Your goal => Set aside the pictures and output only the lines from the one containing "Reproduce this chart with Bokeh." up to and including the one containing "from bokeh.resources import INLINE".

======== Data section ========

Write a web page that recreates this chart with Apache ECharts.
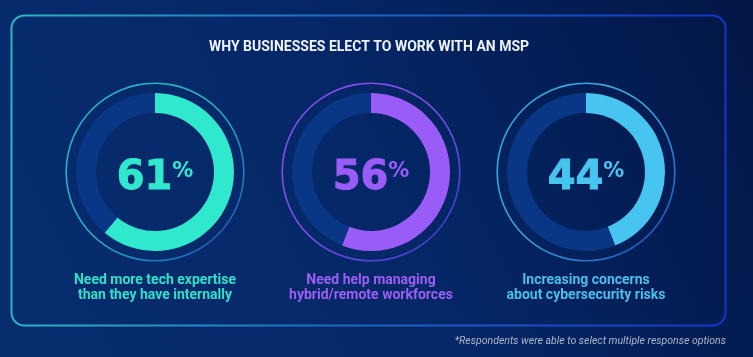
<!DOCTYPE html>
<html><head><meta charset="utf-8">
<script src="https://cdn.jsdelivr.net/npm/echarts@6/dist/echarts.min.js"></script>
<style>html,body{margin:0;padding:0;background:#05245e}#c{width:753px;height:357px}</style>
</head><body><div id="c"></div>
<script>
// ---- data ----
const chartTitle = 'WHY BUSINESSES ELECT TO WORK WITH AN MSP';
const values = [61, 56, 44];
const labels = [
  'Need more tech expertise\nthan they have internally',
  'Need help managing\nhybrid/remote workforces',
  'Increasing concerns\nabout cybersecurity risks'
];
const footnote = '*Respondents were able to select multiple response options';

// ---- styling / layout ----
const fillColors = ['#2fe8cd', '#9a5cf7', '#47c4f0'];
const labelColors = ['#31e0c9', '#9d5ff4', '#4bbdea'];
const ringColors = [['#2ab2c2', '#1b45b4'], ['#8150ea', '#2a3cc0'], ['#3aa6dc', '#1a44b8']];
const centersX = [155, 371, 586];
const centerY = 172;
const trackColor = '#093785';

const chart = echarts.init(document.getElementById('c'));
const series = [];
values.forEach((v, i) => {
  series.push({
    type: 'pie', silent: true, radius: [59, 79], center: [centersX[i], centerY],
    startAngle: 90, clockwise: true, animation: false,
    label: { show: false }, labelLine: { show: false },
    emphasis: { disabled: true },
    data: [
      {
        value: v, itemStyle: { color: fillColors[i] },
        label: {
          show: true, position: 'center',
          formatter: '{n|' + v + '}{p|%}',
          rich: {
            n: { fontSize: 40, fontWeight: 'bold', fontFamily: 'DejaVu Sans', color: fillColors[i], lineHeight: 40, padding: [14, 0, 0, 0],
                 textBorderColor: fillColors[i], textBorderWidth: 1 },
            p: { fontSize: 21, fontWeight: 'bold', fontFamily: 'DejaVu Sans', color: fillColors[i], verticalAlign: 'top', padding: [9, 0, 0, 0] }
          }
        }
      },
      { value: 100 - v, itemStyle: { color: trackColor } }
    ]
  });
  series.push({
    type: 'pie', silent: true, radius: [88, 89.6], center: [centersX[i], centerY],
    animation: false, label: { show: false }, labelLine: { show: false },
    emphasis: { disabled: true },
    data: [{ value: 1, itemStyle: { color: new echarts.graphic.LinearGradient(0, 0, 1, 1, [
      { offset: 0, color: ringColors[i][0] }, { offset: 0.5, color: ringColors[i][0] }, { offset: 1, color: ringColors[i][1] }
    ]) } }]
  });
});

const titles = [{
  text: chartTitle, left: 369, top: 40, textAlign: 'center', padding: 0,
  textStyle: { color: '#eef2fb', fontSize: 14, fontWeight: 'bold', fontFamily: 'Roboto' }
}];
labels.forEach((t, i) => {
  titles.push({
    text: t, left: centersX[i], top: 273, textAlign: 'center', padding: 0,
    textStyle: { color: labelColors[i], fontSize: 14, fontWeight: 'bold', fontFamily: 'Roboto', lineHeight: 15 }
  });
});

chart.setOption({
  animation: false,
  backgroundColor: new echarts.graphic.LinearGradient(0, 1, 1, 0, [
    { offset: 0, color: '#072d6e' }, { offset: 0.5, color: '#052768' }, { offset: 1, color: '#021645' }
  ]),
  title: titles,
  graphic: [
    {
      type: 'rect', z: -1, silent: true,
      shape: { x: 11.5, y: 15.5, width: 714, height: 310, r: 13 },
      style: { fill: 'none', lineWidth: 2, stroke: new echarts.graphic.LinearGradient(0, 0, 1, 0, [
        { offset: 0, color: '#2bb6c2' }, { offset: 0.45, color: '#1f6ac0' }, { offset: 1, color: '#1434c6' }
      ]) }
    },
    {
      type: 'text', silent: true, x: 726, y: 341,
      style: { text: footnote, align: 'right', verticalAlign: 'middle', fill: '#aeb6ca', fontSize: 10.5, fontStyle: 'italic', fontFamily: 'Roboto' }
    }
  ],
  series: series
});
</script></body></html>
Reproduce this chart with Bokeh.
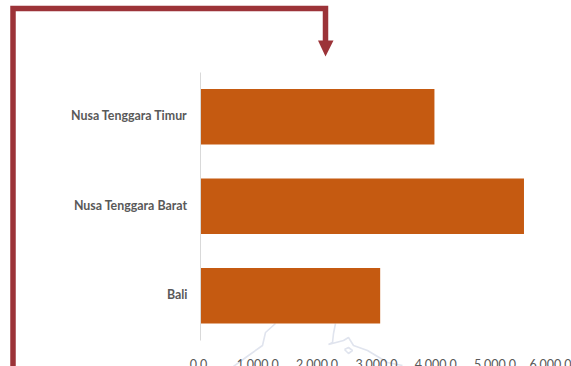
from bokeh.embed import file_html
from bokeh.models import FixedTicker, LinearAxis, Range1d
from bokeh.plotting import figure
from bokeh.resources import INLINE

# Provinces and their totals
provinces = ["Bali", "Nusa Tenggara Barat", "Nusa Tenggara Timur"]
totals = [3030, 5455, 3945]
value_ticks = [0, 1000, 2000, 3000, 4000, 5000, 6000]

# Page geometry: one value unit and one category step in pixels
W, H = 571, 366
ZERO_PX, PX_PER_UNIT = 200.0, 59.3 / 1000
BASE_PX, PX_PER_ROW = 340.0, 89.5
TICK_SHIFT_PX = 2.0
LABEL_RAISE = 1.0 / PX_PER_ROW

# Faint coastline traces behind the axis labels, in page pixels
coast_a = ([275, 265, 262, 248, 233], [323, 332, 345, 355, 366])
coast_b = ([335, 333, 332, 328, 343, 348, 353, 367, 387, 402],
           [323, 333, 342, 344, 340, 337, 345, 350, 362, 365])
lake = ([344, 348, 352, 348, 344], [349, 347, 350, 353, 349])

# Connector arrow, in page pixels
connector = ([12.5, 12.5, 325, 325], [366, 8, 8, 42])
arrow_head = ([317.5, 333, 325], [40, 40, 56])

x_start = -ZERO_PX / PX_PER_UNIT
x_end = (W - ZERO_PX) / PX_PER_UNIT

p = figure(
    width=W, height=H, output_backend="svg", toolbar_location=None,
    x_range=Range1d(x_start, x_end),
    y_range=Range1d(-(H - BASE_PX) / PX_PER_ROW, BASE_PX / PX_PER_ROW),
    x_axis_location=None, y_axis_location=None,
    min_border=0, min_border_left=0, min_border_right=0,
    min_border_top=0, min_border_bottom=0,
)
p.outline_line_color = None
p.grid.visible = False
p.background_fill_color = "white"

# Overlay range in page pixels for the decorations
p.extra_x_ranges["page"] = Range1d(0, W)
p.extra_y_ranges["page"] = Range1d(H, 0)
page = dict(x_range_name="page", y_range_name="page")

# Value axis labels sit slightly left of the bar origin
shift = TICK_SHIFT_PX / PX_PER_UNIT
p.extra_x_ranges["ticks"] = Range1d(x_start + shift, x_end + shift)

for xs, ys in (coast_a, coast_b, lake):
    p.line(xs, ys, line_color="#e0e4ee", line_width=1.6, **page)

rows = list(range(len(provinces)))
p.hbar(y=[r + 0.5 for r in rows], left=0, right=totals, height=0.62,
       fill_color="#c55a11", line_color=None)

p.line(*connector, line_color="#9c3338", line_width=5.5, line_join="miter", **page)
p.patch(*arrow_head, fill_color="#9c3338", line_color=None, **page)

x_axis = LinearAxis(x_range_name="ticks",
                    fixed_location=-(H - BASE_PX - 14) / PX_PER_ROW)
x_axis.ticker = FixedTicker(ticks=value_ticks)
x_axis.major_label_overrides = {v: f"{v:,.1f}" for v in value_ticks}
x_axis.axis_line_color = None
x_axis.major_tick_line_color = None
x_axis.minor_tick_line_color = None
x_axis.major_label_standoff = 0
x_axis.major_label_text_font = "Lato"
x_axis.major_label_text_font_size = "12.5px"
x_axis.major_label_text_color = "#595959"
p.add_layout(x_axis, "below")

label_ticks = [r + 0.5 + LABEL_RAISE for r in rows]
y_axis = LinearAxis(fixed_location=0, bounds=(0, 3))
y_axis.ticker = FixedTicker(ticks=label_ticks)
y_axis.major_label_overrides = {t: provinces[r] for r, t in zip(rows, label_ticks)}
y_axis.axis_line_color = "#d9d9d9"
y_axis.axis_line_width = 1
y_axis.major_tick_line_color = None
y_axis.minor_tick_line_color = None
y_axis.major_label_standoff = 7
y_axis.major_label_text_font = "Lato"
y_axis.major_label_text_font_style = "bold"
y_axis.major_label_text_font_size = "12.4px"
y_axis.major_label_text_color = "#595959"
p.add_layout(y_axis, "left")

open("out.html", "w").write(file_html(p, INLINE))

========

Finished answer =>
Reproduce this chart with Bokeh.
from bokeh.embed import file_html
from bokeh.models import FixedTicker, LinearAxis, Range1d
from bokeh.plotting import figure
from bokeh.resources import INLINE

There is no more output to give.